My Framework: How to Combine Signals for a Robust Strategy

Okay, you now know the different families of signals. So how do you use them? Just picking one and trading it is a recipe for failure. The real art is in combining them to build a convincing case for a trade. Here are the rules that have served me well for two decades.

  1. Demand Confluence: This is my #1 rule. I never take a trade based on a single signal. I look for confluence, where multiple, independent signals point in the same direction. For example, a stock in a long-term uptrend (a fundamental signal) that pulls back to its 50-day moving average (a trend signal) and then forms a bullish engulfing candlestick pattern (a pattern signal) is a high-probability setup. That’s three different reasons to enter.
  2. Match the Signal to Your Timeframe: A mistake I made constantly in my early years was using signals that didn’t match my trading style. If you are a day trader, you care about intraday momentum (RSI, Stochastics). You don’t care about the quarterly GDP report. If you are a long-term investor, you care deeply about earnings growth and industry trends, not a 5-minute chart pattern. Using the wrong tool for the job leads to frustration.
  3. Always “Taste Test” with Backtesting: You wouldn’t serve a new recipe at a dinner party without trying it yourself first. Before you risk a single dollar on a strategy (like “buy when RSI is below 30 and price is above the 200-day MA”), test it on historical data. This process, known as backtesting, helps you see if your combination of signals actually had a statistical edge in the past.
  4. Let Price Be the Final Judge: Signals can tell you a setup is forming, but the price action must confirm it. If you get a buy signal but the stock immediately breaks below a key support level, your signal is void. The market is always right. A signal is a hypothesis; price action is the proof.

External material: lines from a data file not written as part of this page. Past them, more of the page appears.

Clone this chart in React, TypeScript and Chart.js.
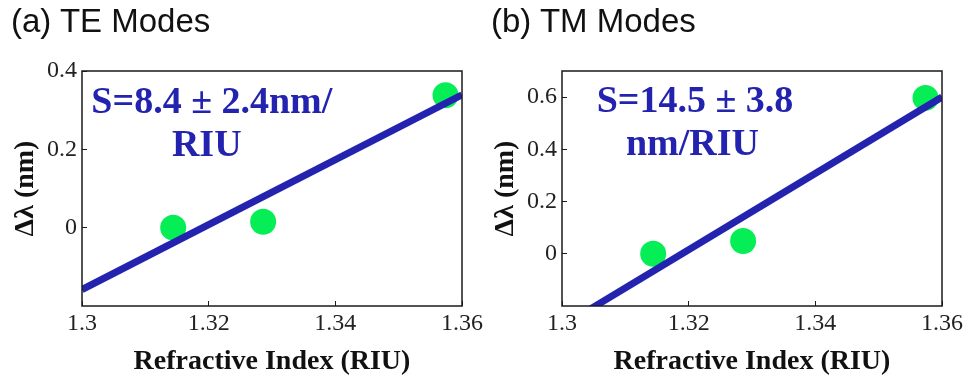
import React, { useEffect, useRef } from "react";
import { Chart, registerables } from "chart.js";

Chart.register(...registerables);

// ---- data ----
const refractiveIndex = [1.3144, 1.3286, 1.3574];
const teShift = [0.0, 0.015, 0.338];
const tmShift = [0.0, 0.049, 0.597];

const fitIndex = [1.3, 1.36];
const teFit = [-0.158, 0.339];
const tmFit = [-0.277, 0.6];

const xTicks = [1.3, 1.32, 1.34, 1.36];
const xTickLabels = ["1.3", "1.32", "1.34", "1.36"];
const teYTicks = [0, 0.2, 0.4];
const teYTickLabels = ["0", "0.2", "0.4"];
const tmYTicks = [0, 0.2, 0.4, 0.6];
const tmYTickLabels = ["0", "0.2", "0.4", "0.6"];

const teNoteLines = ["S=8.4 \u00b1 2.4nm/", "RIU"];
const tmNoteLines = ["S=14.5 \u00b1 3.8", "nm/RIU"];

const BLUE = "#2323b0";
const GREEN = "#05ee55";
const INK = "#1a1a1a";

type Note = { text: string; x: number; y: number };

type PanelCfg = {
  title: string;
  shift: number[];
  fit: number[];
  yMin: number;
  yMax: number;
  yTicks: number[];
  yTickLabels: string[];
  notes: Note[];
};

const W = 486;
const H = 381;

function Panel({ cfg, left }: { cfg: PanelCfg; left: number }) {
  const ref = useRef<HTMLCanvasElement | null>(null);
  useEffect(() => {
    if (!ref.current) return;
    const overlay = {
      id: "overlay",
      afterDatasetsDraw(chart: any) {
        const { ctx, chartArea, scales } = chart;
        ctx.save();
        ctx.font = "bold 38px 'Liberation Serif', 'Times New Roman', serif";
        ctx.fillStyle = BLUE;
        ctx.textAlign = "center";
        ctx.textBaseline = "alphabetic";
        cfg.notes.forEach((n) => {
          ctx.fillText(n.text, scales.x.getPixelForValue(n.x), scales.y.getPixelForValue(n.y));
        });
        ctx.strokeStyle = INK;
        ctx.lineWidth = 1.5;
        ctx.strokeRect(chartArea.left, chartArea.top, chartArea.right - chartArea.left, chartArea.bottom - chartArea.top);
        ctx.restore();
      },
    };
    const chart = new Chart(ref.current, {
      type: "scatter",
      data: {
        datasets: [
          {
            type: "line",
            data: fitIndex.map((x, i) => ({ x, y: cfg.fit[i] })),
            borderColor: BLUE,
            borderWidth: 7,
            pointRadius: 0,
            tension: 0,
            fill: false,
            order: 0,
          } as any,
          {
            type: "scatter",
            data: refractiveIndex.map((x, i) => ({ x, y: cfg.shift[i] })),
            backgroundColor: GREEN,
            borderWidth: 0,
            pointRadius: 13,
            pointHoverRadius: 13,
            order: 1,
          } as any,
        ],
      },
      options: {
        animation: false,
        responsive: false,
        events: [],
        layout: { padding: { top: 71, left: 0, right: W - 462, bottom: 0 } },
        plugins: { legend: { display: false }, tooltip: { enabled: false }, title: { display: false } },
        scales: {
          x: {
            type: "linear",
            min: 1.3,
            max: 1.36,
            afterBuildTicks: (s: any) => {
              s.ticks = xTicks.map((v) => ({ value: v }));
            },
            afterFit: (s: any) => {
              s.height = 75;
              s.paddingLeft = 0;
              s.paddingRight = 0;
            },
            ticks: {
              callback: (_v: any, i: number) => xTickLabels[i],
              font: { family: "'Liberation Serif', 'Times New Roman', serif", size: 24 },
              color: "#222",
              padding: 8.5,
              maxRotation: 0,
              autoSkip: false,
            },
            grid: { drawOnChartArea: false, drawTicks: true, tickLength: -5, color: INK, lineWidth: 1 },
            border: { display: false },
            title: {
              display: true,
              text: "Refractive Index (RIU)",
              color: "#111",
              font: { family: "'Liberation Serif', 'Times New Roman', serif", size: 28, weight: "bold", lineHeight: 1 },
              padding: { top: 0, bottom: 5 },
            },
          },
          y: {
            type: "linear",
            min: cfg.yMin,
            max: cfg.yMax,
            afterBuildTicks: (s: any) => {
              s.ticks = cfg.yTicks.map((v) => ({ value: v }));
            },
            afterFit: (s: any) => {
              s.width = 82;
              s.paddingTop = 0;
              s.paddingBottom = 0;
            },
            ticks: {
              callback: (_v: any, i: number) => cfg.yTickLabels[i],
              font: { family: "'Liberation Serif', 'Times New Roman', serif", size: 24 },
              color: "#222",
              padding: 10,
              autoSkip: false,
            },
            grid: { drawOnChartArea: false, drawTicks: true, tickLength: -5, color: INK, lineWidth: 1 },
            border: { display: false },
            title: {
              display: true,
              text: "\u0394\u03bb (nm)",
              color: "#111",
              font: { family: "'Liberation Serif', 'Times New Roman', serif", size: 28, weight: "bold", lineHeight: 1 },
              padding: { top: 12, bottom: 0 },
            },
          },
        },
      } as any,
      plugins: [overlay],
    });
    return () => chart.destroy();
  }, [cfg]);

  return (
    <div style={{ position: "absolute", left, top: 0, width: W, height: H }}>
      <canvas ref={ref} width={W} height={H} style={{ display: "block", width: W, height: H }} />
      <div
        style={{
          position: "absolute",
          left: 11,
          top: 4,
          fontFamily: "'Liberation Sans', Arial, sans-serif",
          fontSize: 33,
          lineHeight: "33px",
          color: "#111",
          whiteSpace: "nowrap",
        }}
      >
        {cfg.title}
      </div>
    </div>
  );
}

const teCfg: PanelCfg = {
  title: "(a) TE Modes",
  shift: teShift,
  fit: teFit,
  yMin: -0.2,
  yMax: 0.4,
  yTicks: teYTicks,
  yTickLabels: teYTickLabels,
  notes: [
    { text: teNoteLines[0], x: 1.3205, y: 0.292 },
    { text: teNoteLines[1], x: 1.3197, y: 0.182 },
  ],
};

const tmCfg: PanelCfg = {
  title: "(b) TM Modes",
  shift: tmShift,
  fit: tmFit,
  yMin: -0.2,
  yMax: 0.7,
  yTicks: tmYTicks,
  yTickLabels: tmYTickLabels,
  notes: [
    { text: tmNoteLines[0], x: 1.321, y: 0.543 },
    { text: tmNoteLines[1], x: 1.3206, y: 0.377 },
  ],
};

export default function App() {
  return (
    <div style={{ position: "fixed", left: 0, top: 0, width: 966, height: 381, background: "#fff", overflow: "hidden" }}>
      <Panel cfg={teCfg} left={0} />
      <Panel cfg={tmCfg} left={480} />
    </div>
  );
}
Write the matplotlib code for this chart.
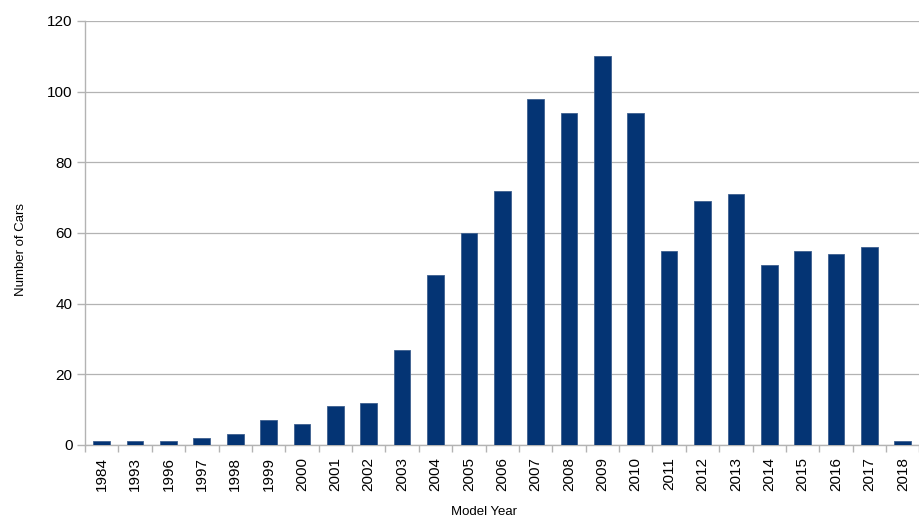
import numpy as np
import matplotlib.pyplot as plt
from matplotlib.ticker import MultipleLocator, FixedLocator

plt.rcParams['font.family'] = ['Liberation Sans', 'DejaVu Sans']

# data
years = ['1984', '1993', '1996', '1997', '1998', '1999', '2000', '2001', '2002',
         '2003', '2004', '2005', '2006', '2007', '2008', '2009', '2010', '2011',
         '2012', '2013', '2014', '2015', '2016', '2017', '2018']
cars = [1, 1, 1, 2, 3, 7, 6, 11, 12, 27, 48, 60, 72, 98, 94, 110, 94, 55,
        69, 71, 51, 55, 54, 56, 1]

fig = plt.figure(figsize=(9.2, 5.18), dpi=100)
ax = fig.add_axes([0.0924, 0.141, 0.907, 0.8185])

x = np.arange(len(years))
ax.bar(x, cars, width=0.5, color='#043474', edgecolor='#3d5f8f', linewidth=0.6, zorder=3)

ax.set_xlim(-0.5, len(years) - 0.5)
ax.set_ylim(0, 120)
ax.yaxis.set_major_locator(MultipleLocator(20))
ax.grid(axis='y', color='#b3b3b3', linewidth=0.9, zorder=0)

# labels at bar centres, tick marks at category boundaries
ax.set_xticks(x)
ax.set_xticklabels(years, rotation=90, fontsize=11)
ax.xaxis.set_minor_locator(FixedLocator(np.arange(len(years) + 1) - 0.5))
ax.tick_params(axis='x', which='major', length=0, pad=9)
ax.tick_params(axis='x', which='minor', length=5, width=1, color='#b3b3b3')
ax.tick_params(axis='y', length=6, width=1, color='#b3b3b3', labelsize=11, pad=3)

for s in ['top', 'right']:
    ax.spines[s].set_visible(False)
for s in ['left', 'bottom']:
    ax.spines[s].set_color('#b3b3b3')
    ax.spines[s].set_linewidth(1)

ax.set_xlabel('Model Year', fontsize=9.5)
ax.set_ylabel('Number of Cars', fontsize=9.5)
ax.xaxis.set_label_coords(0.478, -0.143)
ax.yaxis.set_label_coords(-0.07, 0.46)

fig.savefig('out.png', dpi=100)
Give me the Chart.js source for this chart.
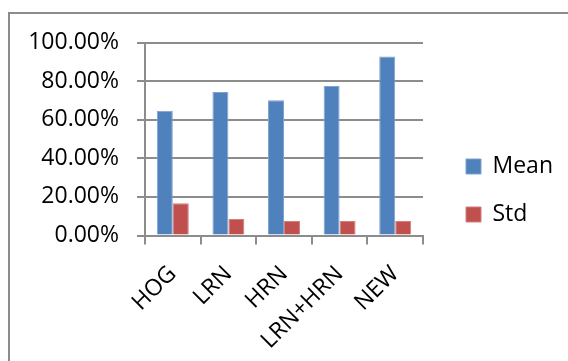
<!DOCTYPE html>
<html>
<head>
<meta charset="utf-8">
<script src="https://cdn.jsdelivr.net/npm/chart.js@4.4.1/dist/chart.umd.min.js"></script>
<style>
  html, body { margin: 0; padding: 0; width: 568px; height: 361px; overflow: hidden; background: #fff; }
  #frame { position: absolute; left: 8px; top: 12px; width: 700px; height: 500px; border: 2px solid #8c8c8c; }
  #wrap { position: absolute; left: 0; top: 0; width: 568px; height: 361px; }
</style>
</head>
<body>
<div id="frame"></div>
<div id="wrap"><canvas id="chart" width="568" height="361"></canvas></div>
<script>
// Detection rate per method (percent)
const categories = ['HOG', 'LRN', 'HRN', 'LRN+HRN', 'NEW'];
const meanValues = [64.6, 74.4, 70.1, 77.4, 92.7];
const stdValues  = [16.7, 8.6, 7.5, 7.5, 7.5];
const seriesNames = ['Mean', 'Std'];

const FONT = { family: "'Open Sans', sans-serif", size: 23 };
const GRID = '#8c8c8c';

// empty spacer axes that only reserve room around the plot
const spacer = (position, size) => ({
  type: 'linear', position, display: true,
  grid: { display: false, drawTicks: false },
  border: { display: false },
  ticks: { display: false },
  afterFit(s) { if (s.isHorizontal()) s.height = size; else s.width = size; }
});

new Chart(document.getElementById('chart'), {
  type: 'bar',
  data: {
    labels: categories,
    datasets: [
      { label: seriesNames[0], data: meanValues, backgroundColor: '#4f81bd',
        borderColor: '#7ea2d2', borderWidth: 1, borderSkipped: 'bottom' },
      { label: seriesNames[1], data: stdValues, backgroundColor: '#c0504d',
        borderColor: '#d27f7d', borderWidth: 1, borderSkipped: 'bottom' }
    ]
  },
  options: {
    responsive: false,
    animation: false,
    devicePixelRatio: 1,
    layout: { padding: { left: 0, top: 0, right: 5, bottom: 0 } },
    datasets: { bar: { categoryPercentage: 0.575, barPercentage: 1 } },
    plugins: {
      tooltip: { enabled: false },
      legend: {
        position: 'right',
        fullSize: true,
        align: 'center',
        maxWidth: 160,
        title: { display: true, text: ' ', font: { size: 10, lineHeight: 1.2 }, padding: 4 },
        labels: { boxWidth: 15, boxHeight: 15, padding: 25, font: FONT, color: '#000' }
      }
    },
    scales: {
      x: {
        offset: true,
        grid: { display: true, drawOnChartArea: false, drawTicks: true, tickLength: 9, color: GRID, lineWidth: 2, offset: true },
        border: { display: true, color: GRID, width: 2 },
        ticks: { font: FONT, color: '#000', minRotation: 45, maxRotation: 45, padding: 16, autoSkip: false },
        afterFit(s) { s.height = 125.5; }
      },
      y: {
        min: 0, max: 100,
        grid: { color: GRID, lineWidth: 2, tickLength: 8 },
        border: { display: true, color: GRID, width: 2 },
        ticks: { stepSize: 20, font: FONT, color: '#000', padding: 18,
                 callback: v => v.toFixed(2) + '%' },
        afterFit(s) { s.width = 145; }
      },
      topGap: spacer('top', 42.5),
      rightGap: spacer('right', 18)
    }
  }
});
</script>
</body>
</html>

Frequently Asked Questions

What is the single most reliable trading signal?

There is no such thing. The most reliable “signal” is actually a combination of multiple, non-correlated signals all pointing to the same conclusion. This concept, known as confluence, is far more powerful than any single indicator.

Can I make money just by following trading signals?

No. Signals are tools for identifying potential opportunities, but they are useless without a solid framework of risk management. Knowing when to get out of a losing trade is far more important than knowing when to get in.

How do I start identifying trading signals?

Start simple. Open a free charting platform, pick one major stock, and add one or two simple indicators like a 50-day moving average and the RSI. Watch how the price reacts to them over time without placing any trades. Observation is the first step to understanding.

Are paid signal services worthwhile?

Exercise extreme caution. While some may be legitimate, many are not. The most powerful and sustainable trading strategies are those you understand deeply and build yourself, because only then can you trade them with confidence through both winning and losing streaks.